#### INSTRUCTIONS FOR THE TASK:
Print out each record below, unaltered and complete, without its images.

#### SUPPLIED ENTRIES:

◇ ◇ ◇ ◇

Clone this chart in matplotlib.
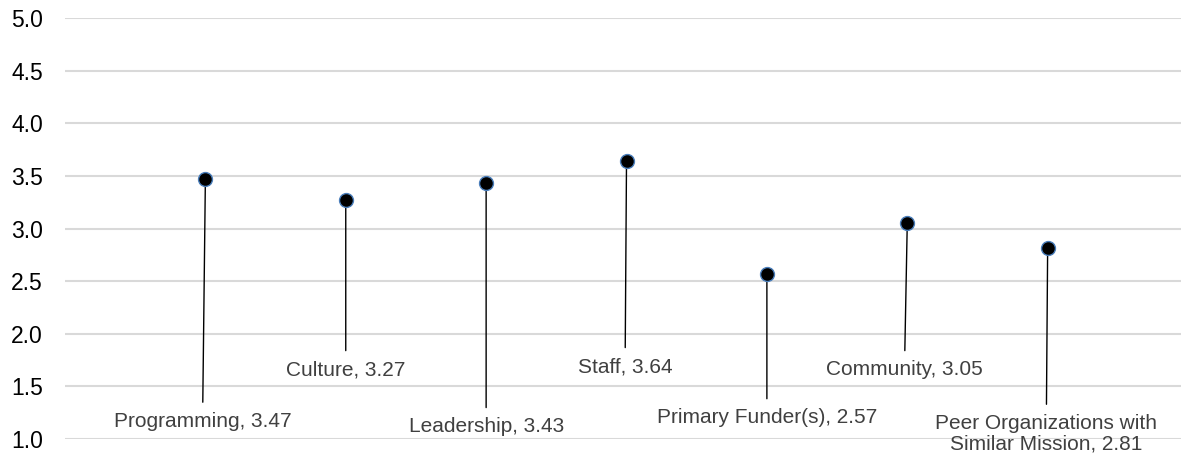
import numpy as np
import matplotlib.pyplot as plt

plt.rcParams['font.family'] = ['Liberation Sans', 'DejaVu Sans']

# scores by relationship area
areas = ['Programming', 'Culture', 'Leadership', 'Staff', 'Primary Funder(s)',
         'Community', 'Peer Organizations with\nSimilar Mission']
scores = [3.47, 3.27, 3.43, 3.64, 2.57, 3.05, 2.81]

# where each callout label sits (x offset, y in score units)
lbl_dx = [-0.02, 0.0, 0.0, -0.01, 0.0, -0.02, -0.01]
lbl_y = [1.167, 1.657, 1.116, 1.686, 1.20, 1.657, 1.05]

fig = plt.figure(figsize=(11.81, 4.57), dpi=100)
ax = fig.add_axes([65 / 1181, 18 / 457, 1 - 65 / 1181, 1 - 36 / 457])

x = np.arange(1, len(scores) + 1)
ax.plot(x, scores, 'o', ms=10, mfc='black', mec='#4a7ebb', mew=1, zorder=3,
        linestyle='none')

for i in range(len(scores)):
    ax.annotate('%s, %.2f' % (areas[i], scores[i]),
                xy=(x[i], scores[i]), xytext=(x[i] + lbl_dx[i], lbl_y[i]),
                ha='center', va='center', fontsize=15, color='#404040',
                multialignment='center', linespacing=1.1,
                arrowprops=dict(arrowstyle='-', color='black', lw=1.0,
                                shrinkA=5, shrinkB=0), zorder=2)

ax.set_xlim(0, 7.95)
ax.set_ylim(1.0, 5.0)
ax.set_yticks(np.arange(1.0, 5.01, 0.5))
ax.set_yticklabels(['%.1f' % v for v in np.arange(1.0, 5.01, 0.5)])
ax.set_xticks([])
ax.tick_params(axis='y', length=0, pad=16, labelsize=16.5, labelcolor='black')
ax.grid(axis='y', color='#d9d9d9', lw=1.5)
ax.set_axisbelow(True)
for s in ax.spines.values():
    s.set_visible(False)

fig.savefig('out.png', dpi=100)
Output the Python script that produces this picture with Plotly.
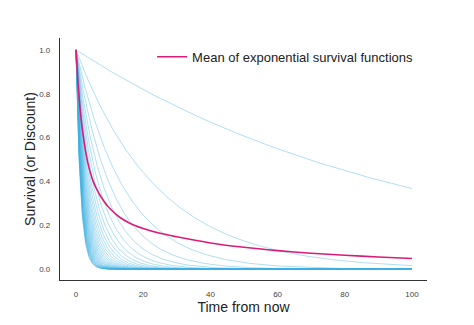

◇ ◇ ◇ ◇

#### RESULT FOR THIS EXERCISE:
Clone this chart in matplotlib.
import numpy as np
import matplotlib.pyplot as plt

plt.rcParams['font.family'] = ['Liberation Sans', 'DejaVu Sans']

# scores by relationship area
areas = ['Programming', 'Culture', 'Leadership', 'Staff', 'Primary Funder(s)',
         'Community', 'Peer Organizations with\nSimilar Mission']
scores = [3.47, 3.27, 3.43, 3.64, 2.57, 3.05, 2.81]

# where each callout label sits (x offset, y in score units)
lbl_dx = [-0.02, 0.0, 0.0, -0.01, 0.0, -0.02, -0.01]
lbl_y = [1.167, 1.657, 1.116, 1.686, 1.20, 1.657, 1.05]

fig = plt.figure(figsize=(11.81, 4.57), dpi=100)
ax = fig.add_axes([65 / 1181, 18 / 457, 1 - 65 / 1181, 1 - 36 / 457])

x = np.arange(1, len(scores) + 1)
ax.plot(x, scores, 'o', ms=10, mfc='black', mec='#4a7ebb', mew=1, zorder=3,
        linestyle='none')

for i in range(len(scores)):
    ax.annotate('%s, %.2f' % (areas[i], scores[i]),
                xy=(x[i], scores[i]), xytext=(x[i] + lbl_dx[i], lbl_y[i]),
                ha='center', va='center', fontsize=15, color='#404040',
                multialignment='center', linespacing=1.1,
                arrowprops=dict(arrowstyle='-', color='black', lw=1.0,
                                shrinkA=5, shrinkB=0), zorder=2)

ax.set_xlim(0, 7.95)
ax.set_ylim(1.0, 5.0)
ax.set_yticks(np.arange(1.0, 5.01, 0.5))
ax.set_yticklabels(['%.1f' % v for v in np.arange(1.0, 5.01, 0.5)])
ax.set_xticks([])
ax.tick_params(axis='y', length=0, pad=16, labelsize=16.5, labelcolor='black')
ax.grid(axis='y', color='#d9d9d9', lw=1.5)
ax.set_axisbelow(True)
for s in ax.spines.values():
    s.set_visible(False)

fig.savefig('out.png', dpi=100)
Output the Python script that produces this picture with Plotly.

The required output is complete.